EXERCISE GOAL
Exactly the lines from the start of the data below through the line that contains "61V290.2 M170.6 61V290.2" are to be copied, with pictures left out.

RECORDS FOR THE TASK
:::::

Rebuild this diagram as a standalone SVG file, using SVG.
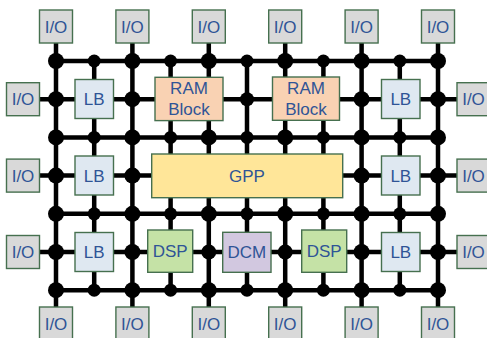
<svg xmlns="http://www.w3.org/2000/svg" width="487" height="338" viewBox="0 0 487 338">
  <style>
    .wire { stroke: #000; stroke-width: 4.5; fill: none; }
    .dot { fill: #000; }
    .blk { stroke: #46704f; stroke-width: 1.4; }
    .io { fill: #d9d9d9; }
    .lb { fill: #dfe8f1; }
    .ram { fill: #f9d2b3; }
    .gpp { fill: #ffe699; }
    .dsp { fill: #c5e2a6; }
    .dcm { fill: #d2c8e0; }
    text { font-family: "Liberation Sans", Arial, sans-serif; font-size: 17px; fill: #2f5496; text-anchor: middle; dominant-baseline: central; }
  </style>

  <!-- routing fabric: columns x = 56 + 38.2*i, rows y = 61 + 38.2*j -->
  <g id="connectors">
    <!-- routing rows -->
    <path class="wire" d="M56 61H438 M56 137.4H438 M56 213.8H438 M56 290.2H438"/>
    <!-- block rows, I/O to I/O -->
    <path class="wire" d="M39 99.2H457 M39 175.6H457 M39 252H457"/>
    <!-- columns; even columns reach the top and bottom I/O pads -->
    <path class="wire" d="M56 43V307 M132.4 43V307 M208.8 43V307 M285.2 43V307 M361.6 43V307 M438 43V307"/>
    <path class="wire" d="M94.2 61V290.2 M170.6 61V290.2 M247 61V290.2 M323.4 61V290.2 M399.8 61V290.2"/>

    <!-- junction dots -->
    <g class="dot">
      <!-- row 0 -->
      <circle cx="56" cy="61" r="8"/><circle cx="94.2" cy="61" r="6.5"/><circle cx="132.4" cy="61" r="8"/>
      <circle cx="170.6" cy="61" r="6.5"/><circle cx="208.8" cy="61" r="8"/><circle cx="247" cy="61" r="6.5"/>
      <circle cx="285.2" cy="61" r="8"/><circle cx="323.4" cy="61" r="6.5"/><circle cx="361.6" cy="61" r="8"/>
      <circle cx="399.8" cy="61" r="6.5"/><circle cx="438" cy="61" r="8"/>
      <!-- row 1 -->
      <circle cx="56" cy="99.2" r="8"/><circle cx="132.4" cy="99.2" r="8"/><circle cx="247" cy="99.2" r="7"/>
      <circle cx="361.6" cy="99.2" r="8"/><circle cx="438" cy="99.2" r="8"/>
      <!-- row 2 -->
      <circle cx="56" cy="137.4" r="8"/><circle cx="94.2" cy="137.4" r="6.5"/><circle cx="132.4" cy="137.4" r="8"/>
      <circle cx="170.6" cy="137.4" r="6.5"/><circle cx="208.8" cy="137.4" r="8"/><circle cx="247" cy="137.4" r="6.5"/>
      <circle cx="285.2" cy="137.4" r="8"/><circle cx="323.4" cy="137.4" r="6.5"/><circle cx="361.6" cy="137.4" r="8"/>
      <circle cx="399.8" cy="137.4" r="6.5"/><circle cx="438" cy="137.4" r="8"/>
      <!-- row 3 -->
      <circle cx="56" cy="175.6" r="8"/><circle cx="132.4" cy="175.6" r="8"/>
      <circle cx="361.6" cy="175.6" r="8"/><circle cx="438" cy="175.6" r="8"/>
      <!-- row 4 -->
      <circle cx="56" cy="213.8" r="8"/><circle cx="94.2" cy="213.8" r="6.5"/><circle cx="132.4" cy="213.8" r="8"/>
      <circle cx="170.6" cy="213.8" r="6.5"/><circle cx="208.8" cy="213.8" r="8"/><circle cx="247" cy="213.8" r="6.5"/>
      <circle cx="285.2" cy="213.8" r="8"/><circle cx="323.4" cy="213.8" r="6.5"/><circle cx="361.6" cy="213.8" r="8"/>
      <circle cx="399.8" cy="213.8" r="6.5"/><circle cx="438" cy="213.8" r="8"/>
      <!-- row 5 -->
      <circle cx="56" cy="252" r="8"/><circle cx="132.4" cy="252" r="8"/><circle cx="208.8" cy="252" r="7.5"/>
      <circle cx="285.2" cy="252" r="7.5"/><circle cx="361.6" cy="252" r="8"/><circle cx="438" cy="252" r="8"/>
      <!-- row 6 -->
      <circle cx="56" cy="290.2" r="8"/><circle cx="94.2" cy="290.2" r="6.5"/><circle cx="132.4" cy="290.2" r="8"/>
      <circle cx="170.6" cy="290.2" r="6.5"/><circle cx="208.8" cy="290.2" r="8"/><circle cx="247" cy="290.2" r="6.5"/>
      <circle cx="285.2" cy="290.2" r="8"/><circle cx="323.4" cy="290.2" r="6.5"/><circle cx="361.6" cy="290.2" r="8"/>
      <circle cx="399.8" cy="290.2" r="6.5"/><circle cx="438" cy="290.2" r="8"/>
    </g>
  </g>

  <!-- top I/O pads -->
  <g id="io-top-1"><rect class="blk io" x="39.5" y="10" width="33" height="33"/><text x="56" y="27">I/O</text></g>
  <g id="io-top-2"><rect class="blk io" x="115.9" y="10" width="33" height="33"/><text x="132.4" y="27">I/O</text></g>
  <g id="io-top-3"><rect class="blk io" x="192.3" y="10" width="33" height="33"/><text x="208.8" y="27">I/O</text></g>
  <g id="io-top-4"><rect class="blk io" x="268.7" y="10" width="33" height="33"/><text x="285.2" y="27">I/O</text></g>
  <g id="io-top-5"><rect class="blk io" x="345.1" y="10" width="33" height="33"/><text x="361.6" y="27">I/O</text></g>
  <g id="io-top-6"><rect class="blk io" x="421.5" y="10" width="33" height="33"/><text x="438" y="27">I/O</text></g>

  <!-- bottom I/O pads -->
  <g id="io-bot-1"><rect class="blk io" x="39.5" y="307" width="33" height="33"/><text x="56" y="324">I/O</text></g>
  <g id="io-bot-2"><rect class="blk io" x="115.9" y="307" width="33" height="33"/><text x="132.4" y="324">I/O</text></g>
  <g id="io-bot-3"><rect class="blk io" x="192.3" y="307" width="33" height="33"/><text x="208.8" y="324">I/O</text></g>
  <g id="io-bot-4"><rect class="blk io" x="268.7" y="307" width="33" height="33"/><text x="285.2" y="324">I/O</text></g>
  <g id="io-bot-5"><rect class="blk io" x="345.1" y="307" width="33" height="33"/><text x="361.6" y="324">I/O</text></g>
  <g id="io-bot-6"><rect class="blk io" x="421.5" y="307" width="33" height="33"/><text x="438" y="324">I/O</text></g>

  <!-- left I/O pads -->
  <g id="io-left-1"><rect class="blk io" x="6.5" y="82.7" width="33" height="33"/><text x="23" y="99.7">I/O</text></g>
  <g id="io-left-2"><rect class="blk io" x="6.5" y="159.1" width="33" height="33"/><text x="23" y="176.1">I/O</text></g>
  <g id="io-left-3"><rect class="blk io" x="6.5" y="235.5" width="33" height="33"/><text x="23" y="252.5">I/O</text></g>

  <!-- right I/O pads -->
  <g id="io-right-1"><rect class="blk io" x="457" y="82.7" width="33" height="33"/><text x="473.5" y="99.7">I/O</text></g>
  <g id="io-right-2"><rect class="blk io" x="457" y="159.1" width="33" height="33"/><text x="473.5" y="176.1">I/O</text></g>
  <g id="io-right-3"><rect class="blk io" x="457" y="235.5" width="33" height="33"/><text x="473.5" y="252.5">I/O</text></g>

  <!-- logic blocks -->
  <g id="lb-l1"><rect class="blk lb" x="75" y="79.5" width="38.5" height="39"/><text x="94.2" y="99.5">LB</text></g>
  <g id="lb-l2"><rect class="blk lb" x="75" y="156" width="38.5" height="39"/><text x="94.2" y="176">LB</text></g>
  <g id="lb-l3"><rect class="blk lb" x="75" y="232.5" width="38.5" height="39"/><text x="94.2" y="252.5">LB</text></g>
  <g id="lb-r1"><rect class="blk lb" x="381.5" y="79.5" width="38.5" height="39"/><text x="400.8" y="99.5">LB</text></g>
  <g id="lb-r2"><rect class="blk lb" x="381.5" y="156" width="38.5" height="39"/><text x="400.8" y="176">LB</text></g>
  <g id="lb-r3"><rect class="blk lb" x="381.5" y="232.5" width="38.5" height="39"/><text x="400.8" y="252.5">LB</text></g>

  <!-- block RAM -->
  <g id="ram-1"><rect class="blk ram" x="155" y="77.3" width="68" height="43.3"/><text x="189" y="88.5">RAM</text><text x="189" y="109.5">Block</text></g>
  <g id="ram-2"><rect class="blk ram" x="272.5" y="77" width="67" height="43.3"/><text x="306" y="88.3">RAM</text><text x="306" y="109.3">Block</text></g>

  <!-- processor -->
  <g id="gpp"><rect class="blk gpp" x="151.7" y="154" width="191" height="43.7"/><text x="247" y="176">GPP</text></g>

  <!-- DSP slices and clock manager -->
  <g id="dsp-1"><rect class="blk dsp" x="147.7" y="230" width="45" height="42.3"/><text x="170.2" y="251.5">DSP</text></g>
  <g id="dcm"><rect class="blk dcm" x="222.7" y="232.3" width="48.3" height="40"/><text x="246.9" y="252.5">DCM</text></g>
  <g id="dsp-2"><rect class="blk dsp" x="301.7" y="230" width="45" height="42.3"/><text x="324.2" y="251.5">DSP</text></g>
</svg>
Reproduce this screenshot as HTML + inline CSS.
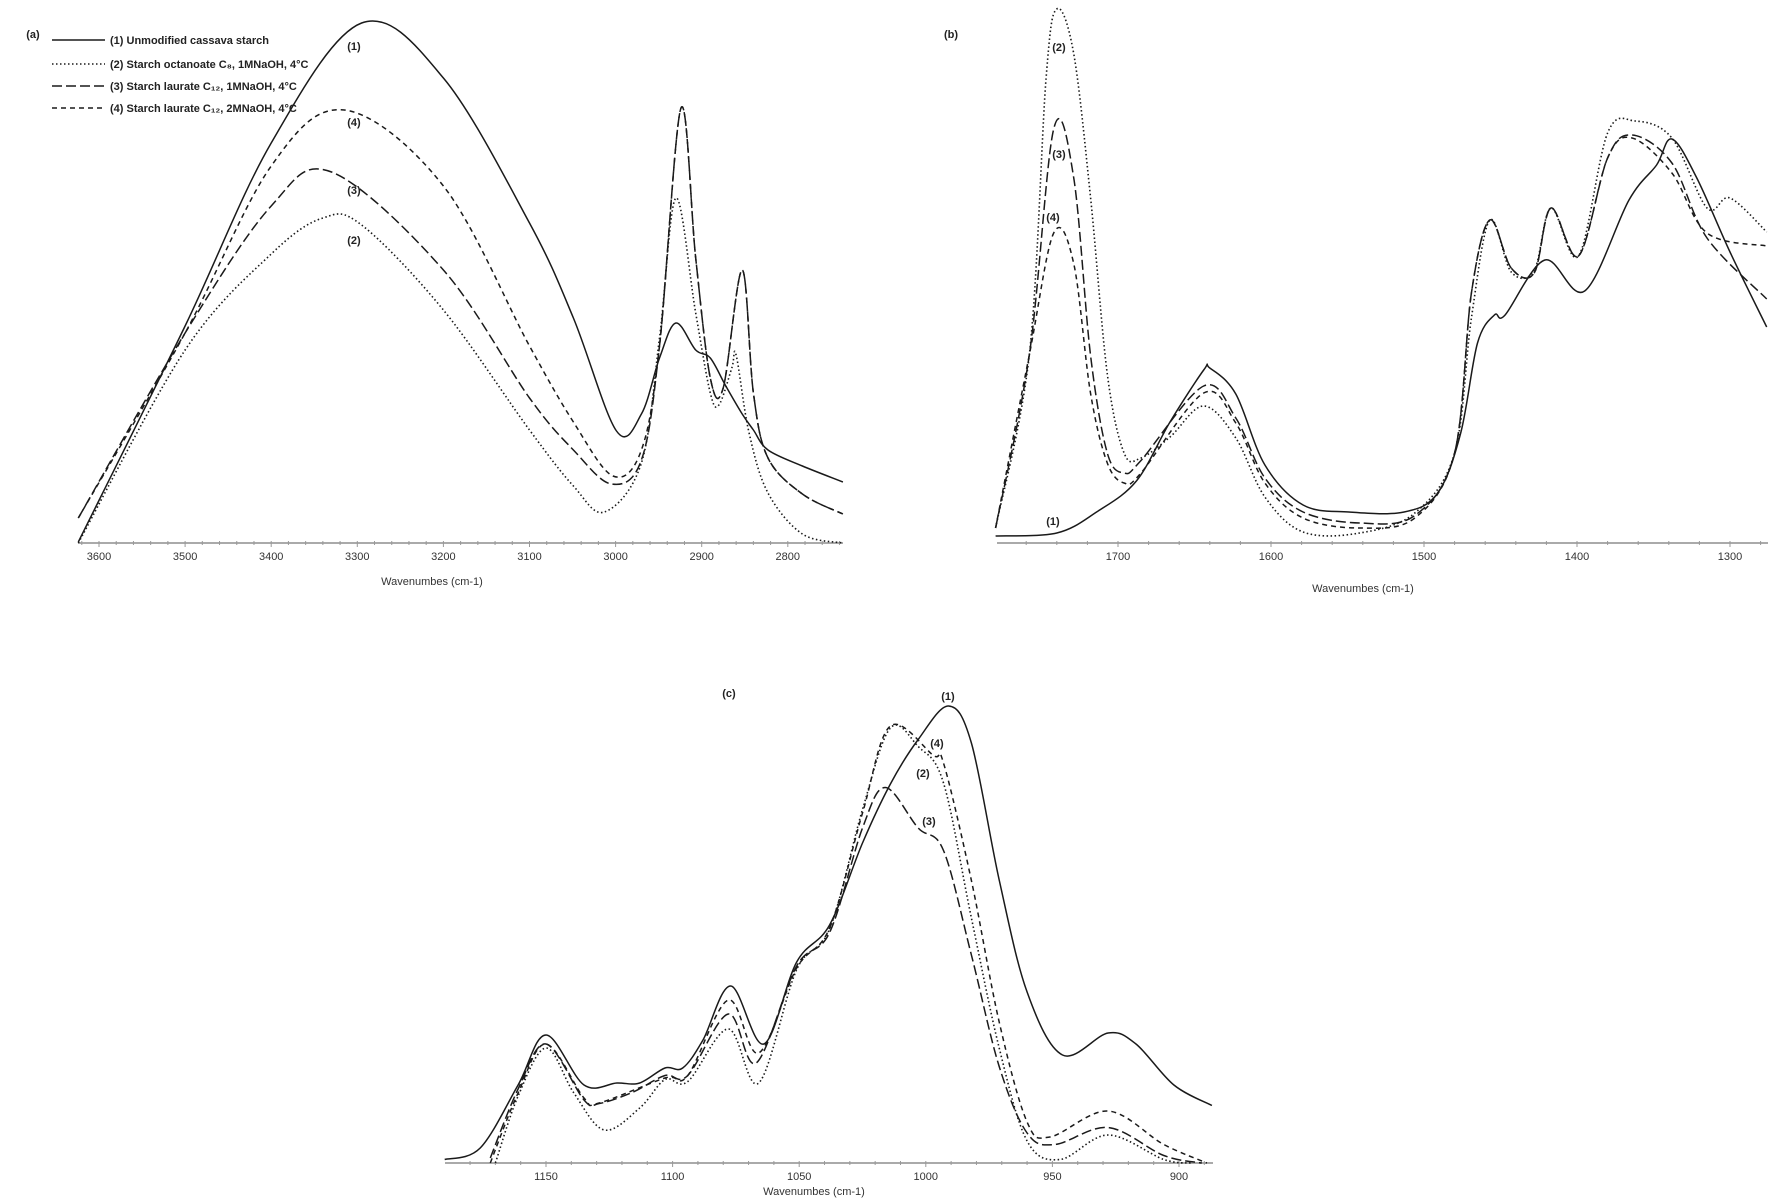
<!DOCTYPE html>
<html><head><meta charset="utf-8"><style>
html,body{margin:0;padding:0;background:#fff;}
svg{display:block;font-family:"Liberation Sans",sans-serif;}
.lbl{font-size:11px;font-weight:bold;fill:#222;}
.tick{font-size:11px;fill:#333;}
</style></head><body>
<svg id="chart" width="1781" height="1203" viewBox="0 0 1781 1203" xmlns="http://www.w3.org/2000/svg"></svg>
<script>
// ---------- Panel (a) data ----------
const aWn1 = [3624,3500,3400,3295,3200,3100,3049,2999,2970,2949,2930,2907,2890,2872,2853,2840,2823,2783,2736];
const aV1  = [0.002,0.434,0.80,1.04,0.93,0.64,0.45,0.224,0.258,0.37,0.44,0.386,0.37,0.314,0.258,0.226,0.186,0.154,0.122];
const aWn2 = [3624,3500,3400,3340,3295,3200,3100,3049,3013,2970,2949,2930,2907,2890,2880,2865,2860,2845,2823,2783,2736];
const aV2  = [0.0,0.386,0.578,0.65,0.636,0.466,0.226,0.114,0.062,0.16,0.41,0.69,0.46,0.3,0.276,0.35,0.376,0.22,0.1,0.018,0.0];
const aWn3 = [3624,3500,3400,3330,3200,3100,3049,3005,2970,2949,2924,2907,2890,2875,2853,2840,2823,2783,2736];
const aV3  = [0.05,0.42,0.674,0.742,0.546,0.29,0.186,0.118,0.166,0.394,0.87,0.57,0.33,0.31,0.546,0.3,0.17,0.098,0.058];
const aWn4 = [3624,3500,3400,3315,3200,3100,3049,3003,2970,2949,2924,2907,2890,2875,2853,2840,2823,2783,2736];
const aV4  = [0.05,0.42,0.754,0.866,0.714,0.394,0.242,0.134,0.186,0.394,0.87,0.57,0.33,0.31,0.546,0.3,0.17,0.098,0.058];
const aTicks = [3600,3500,3400,3300,3200,3100,3000,2900,2800];
// ---------- Panel (b) data ----------
const bWn1 = [1780,1740,1714,1688,1666,1644,1640,1623,1604,1579,1549,1513,1491,1476,1465,1454,1447,1421,1395,1366,1348,1338,1322,1300,1276];
const bV1  = [0.014,0.02,0.062,0.124,0.242,0.346,0.35,0.298,0.156,0.076,0.062,0.062,0.1,0.22,0.40,0.456,0.456,0.566,0.504,0.686,0.756,0.808,0.732,0.582,0.432];
const bWn2 = [1780,1758,1747,1740,1729,1718,1707,1696,1685,1666,1644,1623,1604,1579,1542,1506,1480,1469,1457,1443,1428,1417,1399,1380,1362,1338,1315,1300,1276];
const bV2  = [0.03,0.376,0.93,1.068,0.98,0.692,0.338,0.18,0.17,0.212,0.274,0.21,0.092,0.022,0.02,0.06,0.18,0.45,0.646,0.542,0.545,0.67,0.574,0.82,0.844,0.81,0.67,0.69,0.622];
const bWn3 = [1780,1758,1742,1729,1718,1707,1696,1685,1644,1623,1604,1579,1542,1506,1480,1469,1457,1443,1428,1417,1399,1380,1364,1338,1315,1276];
const bV3  = [0.03,0.376,0.828,0.732,0.376,0.18,0.14,0.165,0.314,0.25,0.13,0.062,0.04,0.055,0.18,0.5,0.646,0.55,0.54,0.67,0.574,0.77,0.816,0.76,0.61,0.488];
const bWn4 = [1780,1758,1742,1729,1718,1707,1696,1685,1644,1623,1604,1579,1542,1506,1480,1469,1457,1443,1428,1417,1399,1380,1364,1338,1315,1276];
const bV4  = [0.03,0.376,0.62,0.56,0.30,0.16,0.12,0.14,0.30,0.24,0.12,0.05,0.03,0.05,0.18,0.5,0.646,0.55,0.54,0.67,0.574,0.77,0.81,0.74,0.62,0.594];
const bTicks = [1700,1600,1500,1400,1300];
// ---------- Panel (c) data ----------
const cWn1 = [1190,1176,1161,1150,1135,1122,1113,1103,1096,1088,1077,1064,1051,1038,1025,1014,1003,991,982,971,960,946,928,917,902,887];
const cV1  = [0.007,0.03,0.156,0.256,0.156,0.16,0.16,0.19,0.19,0.246,0.354,0.238,0.402,0.476,0.64,0.758,0.847,0.914,0.84,0.566,0.342,0.216,0.26,0.238,0.156,0.115];
const cWn2 = [1170,1161,1150,1139,1127,1113,1103,1094,1078,1066,1051,1038,1025,1014,1003,993,982,971,960,947,928,906,895];
const cV2  = [0.0,0.134,0.23,0.14,0.066,0.11,0.167,0.163,0.268,0.16,0.387,0.468,0.707,0.87,0.833,0.76,0.49,0.23,0.044,0.007,0.056,0.007,0.0];
const cWn3 = [1172,1161,1150,1135,1129,1116,1103,1094,1078,1067,1051,1038,1025,1016,1003,993,982,971,960,949,928,906,891];
const cV3  = [0.01,0.148,0.238,0.126,0.119,0.141,0.175,0.175,0.298,0.2,0.394,0.461,0.67,0.751,0.67,0.625,0.416,0.193,0.06,0.037,0.071,0.015,0.0];
const cWn4 = [1172,1161,1150,1135,1129,1103,1094,1078,1066,1051,1038,1025,1014,997,993,982,971,960,951,928,906,889];
const cV4  = [0.0,0.14,0.238,0.13,0.12,0.17,0.175,0.326,0.22,0.39,0.47,0.70,0.874,0.815,0.80,0.565,0.282,0.082,0.052,0.104,0.037,0.0];
const cTicks = [1150,1100,1050,1000,950,900];

const NS = "http://www.w3.org/2000/svg";
const svg = document.getElementById("chart");
function mk(tag, attrs, parent){const e=document.createElementNS(NS,tag);for(const k in attrs)e.setAttribute(k,attrs[k]);(parent||svg).appendChild(e);return e;}
function smooth(pts){
  let d="M"+pts[0][0].toFixed(1)+","+pts[0][1].toFixed(1);
  for(let i=0;i<pts.length-1;i++){
    const p0=pts[Math.max(0,i-1)],p1=pts[i],p2=pts[i+1],p3=pts[Math.min(pts.length-1,i+2)];
    const c1=[p1[0]+(p2[0]-p0[0])/6,p1[1]+(p2[1]-p0[1])/6];
    const c2=[p2[0]-(p3[0]-p1[0])/6,p2[1]-(p3[1]-p1[1])/6];
    d+=" C"+c1[0].toFixed(1)+","+c1[1].toFixed(1)+" "+c2[0].toFixed(1)+","+c2[1].toFixed(1)+" "+p2[0].toFixed(1)+","+p2[1].toFixed(1);
  }
  return d;
}
const dashes=["none","1.5 2.5","10 4","5 4"];
function panel(name,cfg){
  const g=mk("g",{});
  
  
  const xs=w=>cfg.x0+(cfg.wRef-w)*cfg.pxPer;
  const ys=v=>cfg.axisY-v*cfg.scaleY;
  const ax=mk("line",{x1:cfg.xa,x2:cfg.xb,y1:cfg.axisY,y2:cfg.axisY,stroke:"#aaa","stroke-width":2},g);
  
  
  for(let w=cfg.wMinT; w>=cfg.wMaxT; w-=cfg.minorStep){
    const x=xs(w); if(x<cfg.xa||x>cfg.xb) continue;
    const isMaj = cfg.ticks.includes(w);
    mk("line",{x1:x,x2:x,y1:cfg.axisY-2,y2:cfg.axisY+(isMaj?4:2),stroke:"#999","stroke-width":1},g);
  }
  cfg.ticks.forEach(t=>{
    const tx=mk("text",{x:xs(t),y:cfg.axisY+17,"text-anchor":"middle",class:"tick"},g);
    tx.textContent=t;
    
    
  });
  const tt=mk("text",{x:cfg.titleX,y:cfg.titleY,"text-anchor":"middle",class:"tick"},g);
  tt.textContent="Wavenumbes (cm-1)";
  
  
  cfg.series.forEach((s,i)=>{
    const pts=s[0].map((w,j)=>[xs(w),ys(s[1][j])]);
    const p=mk("path",{d:smooth(pts),fill:"none",stroke:"#1a1a1a","stroke-width":i==1?1.6:1.5,"stroke-dasharray":dashes[i]},g);
    
    
  });
  cfg.labels.forEach(l=>{
    const t=mk("text",{x:l[1],y:l[2],"text-anchor":"middle",class:"lbl"},g);
    t.textContent=l[0];
    
    
  });
}
panel('panel-a',{x0:99,wRef:3600,pxPer:0.861,axisY:543,scaleY:500,xa:78,xb:843,wMinT:3620,wMaxT:2736,minorStep:20,ticks:aTicks,titleX:432,titleY:585,
  series:[[aWn1,aV1],[aWn2,aV2],[aWn3,aV3],[aWn4,aV4]],
  labels:[["(a)",33,38],["(1)",354,50],["(4)",354,126],["(3)",354,194],["(2)",354,244]]});
panel('panel-b',{x0:1118,wRef:1700,pxPer:1.53,axisY:543,scaleY:500,xa:997,xb:1768,wMinT:1780,wMaxT:1276,minorStep:20,ticks:bTicks,titleX:1363,titleY:592,
  series:[[bWn1,bV1],[bWn2,bV2],[bWn3,bV3],[bWn4,bV4]],
  labels:[["(b)",951,38],["(2)",1059,51],["(3)",1059,158],["(4)",1053,221],["(1)",1053,525]]});
panel('panel-c',{x0:546,wRef:1150,pxPer:2.532,axisY:1163,scaleY:500,xa:445,xb:1213,wMinT:1190,wMaxT:880,minorStep:10,ticks:cTicks,titleX:814,titleY:1195,
  series:[[cWn1,cV1],[cWn2,cV2],[cWn3,cV3],[cWn4,cV4]],
  labels:[["(c)",729,697],["(1)",948,700],["(4)",937,747],["(2)",923,777],["(3)",929,825]]});

const legTexts=["(1) Unmodified cassava starch","(2) Starch octanoate C\u2088, 1MNaOH, 4°C","(3) Starch laurate C\u2081\u2082, 1MNaOH, 4°C","(4) Starch laurate C\u2081\u2082, 2MNaOH, 4°C"];
const legY=[40,64,86,108];
legTexts.forEach((t,i)=>{
  const g=mk("g",{});
  
  
  mk("line",{x1:52,x2:105,y1:legY[i],y2:legY[i],stroke:"#1a1a1a","stroke-width":1.5,"stroke-dasharray":dashes[i]},g);
  const tx=mk("text",{x:110,y:legY[i]+4,class:"lbl"},g);
  tx.textContent=t;
});
</script>
</body></html>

:::::

CORRECT ANSWER
Rebuild this diagram as a standalone SVG file, using SVG.
<svg xmlns="http://www.w3.org/2000/svg" width="487" height="338" viewBox="0 0 487 338">
  <style>
    .wire { stroke: #000; stroke-width: 4.5; fill: none; }
    .dot { fill: #000; }
    .blk { stroke: #46704f; stroke-width: 1.4; }
    .io { fill: #d9d9d9; }
    .lb { fill: #dfe8f1; }
    .ram { fill: #f9d2b3; }
    .gpp { fill: #ffe699; }
    .dsp { fill: #c5e2a6; }
    .dcm { fill: #d2c8e0; }
    text { font-family: "Liberation Sans", Arial, sans-serif; font-size: 17px; fill: #2f5496; text-anchor: middle; dominant-baseline: central; }
  </style>

  <!-- routing fabric: columns x = 56 + 38.2*i, rows y = 61 + 38.2*j -->
  <g id="connectors">
    <!-- routing rows -->
    <path class="wire" d="M56 61H438 M56 137.4H438 M56 213.8H438 M56 290.2H438"/>
    <!-- block rows, I/O to I/O -->
    <path class="wire" d="M39 99.2H457 M39 175.6H457 M39 252H457"/>
    <!-- columns; even columns reach the top and bottom I/O pads -->
    <path class="wire" d="M56 43V307 M132.4 43V307 M208.8 43V307 M285.2 43V307 M361.6 43V307 M438 43V307"/>
    <path class="wire" d="M94.2 61V290.2 M170.6 61V290.2 M247 61V290.2 M323.4 61V290.2 M399.8 61V290.2"/>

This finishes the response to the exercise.